Gladwell interprets Joan Gantz Cooney’s mission in creating Sesame Street as creating “a learning epidemic to counter the prevailing epidemics of poverty and illiteracy” (89) when educational children’s programming for television was not taken seriously. This is another instance of Gladwell's broadly comparing different kinds of epidemics; he describes phenomena as different as structural poverty and children’s education in relationship to the medium of television. Cooney developed the show with the goal of better preparing "disadvantaged" children for school and igniting a passion for literacy within them and their families, but Gladwell extends this to the idea of fighting poverty as a result of the show. He bridges distinct worlds through the vector of social epidemics but is often criticized for his erasure of the distinctiveness and unequal cultural impact of the concepts that he pairs.

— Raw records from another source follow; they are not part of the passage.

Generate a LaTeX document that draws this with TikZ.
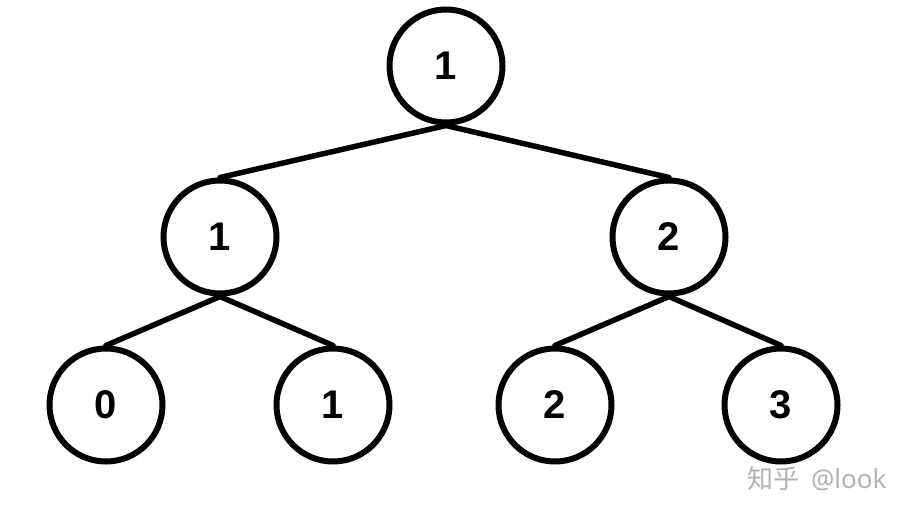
\documentclass[tikz,border=0pt]{standalone}
\usepackage{fontspec}
\setmainfont{Liberation Sans}
\newfontfamily\wmfont{Noto Sans}
\newfontfamily\cjk{Noto Sans CJK SC}
\begin{document}
\begin{tikzpicture}[x=1pt,y=-1pt,
  tnode/.style={circle,draw=black,line width=6pt,minimum size=113pt,inner sep=0pt,
    font=\fontsize{40}{40}\selectfont\bfseries},
  edge/.style={line width=5.5pt,line cap=round}]
\useasboundingbox (0,0) rectangle (915,516);
\fill[white] (0,0) rectangle (915,516);
\node[tnode] (r) at (446,66) {1};
\node[tnode] (a) at (220,237) {1};
\node[tnode] (b) at (669,237) {2};
\node[tnode] (c) at (106,405) {0};
\node[tnode] (d) at (333,405) {1};
\node[tnode] (e) at (555,405) {2};
\node[tnode] (f) at (781,405) {3};
\draw[edge] (r.south) -- (a.north);
\draw[edge] (r.south) -- (b.north);
\draw[edge] (a.south) -- (c.north);
\draw[edge] (a.south) -- (d.north);
\draw[edge] (b.south) -- (e.north);
\draw[edge] (b.south) -- (f.north);
\node[text=black!30,font=\fontsize{26}{26}\selectfont] (wm) at (817,478.5) {\cjk 知乎\ \ \wmfont @look};
\end{tikzpicture}
\end{document}
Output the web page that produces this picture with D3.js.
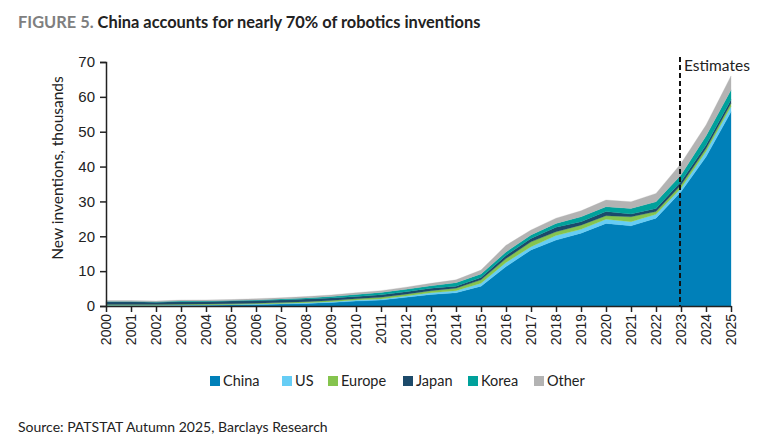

Gladwell explicitly avoids large-scale structural issues in this book; rather, his interest in epidemics is rooted in his conviction that people can effect real transformation through small and accessible changes. Focusing on overwhelming, seemingly unchangeable structural issues can discourage people from taking even the smallest action. Thus, his emphasis on the power of children’s television programming to combat negative epidemics aligns with Gladwell’s optimism regarding the possibility of generating meaningful change via manageable means. He confirms that multiple studies consistently demonstrate reading gains as a result of watching Sesame Street, but he does not provide evidence that the show's impact extends to the reform of economic systems.